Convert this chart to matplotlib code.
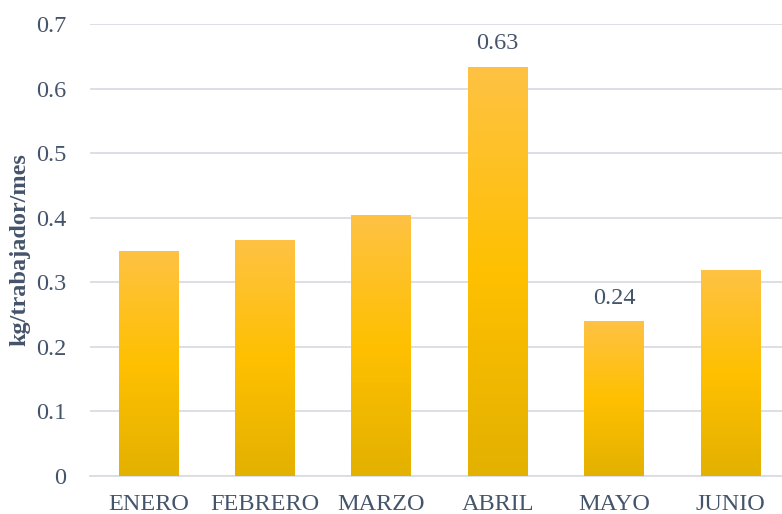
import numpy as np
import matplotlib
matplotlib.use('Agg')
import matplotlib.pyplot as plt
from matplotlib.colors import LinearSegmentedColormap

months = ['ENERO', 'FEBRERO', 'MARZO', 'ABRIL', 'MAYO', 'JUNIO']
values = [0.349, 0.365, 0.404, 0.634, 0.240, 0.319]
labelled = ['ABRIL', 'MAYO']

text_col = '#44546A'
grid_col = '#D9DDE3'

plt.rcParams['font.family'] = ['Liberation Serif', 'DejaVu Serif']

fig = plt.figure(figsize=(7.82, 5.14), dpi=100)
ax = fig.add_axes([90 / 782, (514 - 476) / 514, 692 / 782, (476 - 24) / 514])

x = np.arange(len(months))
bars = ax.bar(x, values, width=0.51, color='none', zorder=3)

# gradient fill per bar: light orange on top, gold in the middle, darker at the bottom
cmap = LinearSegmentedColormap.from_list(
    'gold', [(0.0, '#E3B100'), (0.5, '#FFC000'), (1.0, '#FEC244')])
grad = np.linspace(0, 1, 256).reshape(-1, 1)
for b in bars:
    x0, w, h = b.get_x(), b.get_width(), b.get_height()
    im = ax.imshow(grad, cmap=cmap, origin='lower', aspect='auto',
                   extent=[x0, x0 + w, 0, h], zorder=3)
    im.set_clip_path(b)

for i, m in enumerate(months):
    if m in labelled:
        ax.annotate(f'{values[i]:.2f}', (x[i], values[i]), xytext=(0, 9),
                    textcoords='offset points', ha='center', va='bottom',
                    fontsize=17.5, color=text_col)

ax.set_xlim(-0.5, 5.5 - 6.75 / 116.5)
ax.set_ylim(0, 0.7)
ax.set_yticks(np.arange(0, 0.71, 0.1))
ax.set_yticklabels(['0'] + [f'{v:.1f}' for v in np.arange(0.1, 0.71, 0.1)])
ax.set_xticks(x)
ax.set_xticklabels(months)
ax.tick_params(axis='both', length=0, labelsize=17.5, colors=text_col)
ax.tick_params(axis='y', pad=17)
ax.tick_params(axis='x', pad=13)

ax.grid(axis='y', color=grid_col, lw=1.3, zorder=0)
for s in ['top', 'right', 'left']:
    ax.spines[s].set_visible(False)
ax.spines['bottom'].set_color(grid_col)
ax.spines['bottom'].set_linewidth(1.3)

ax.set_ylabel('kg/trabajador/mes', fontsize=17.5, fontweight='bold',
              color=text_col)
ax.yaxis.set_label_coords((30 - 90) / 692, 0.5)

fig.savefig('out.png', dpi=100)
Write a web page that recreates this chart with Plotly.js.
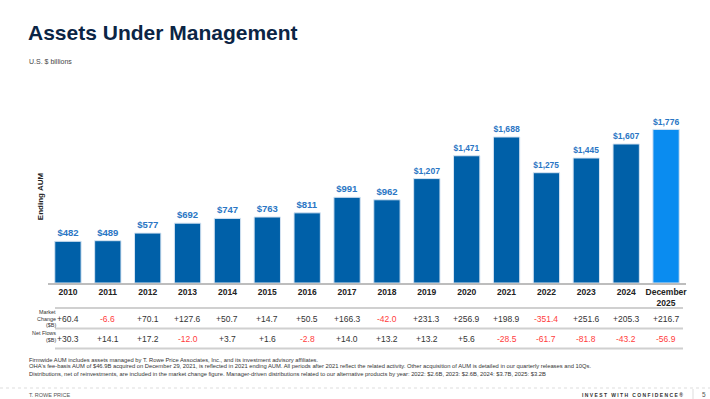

________

Job:
Tally how many lines of the data include the word "chart". Write the number and nothing else.

Exercise response:
2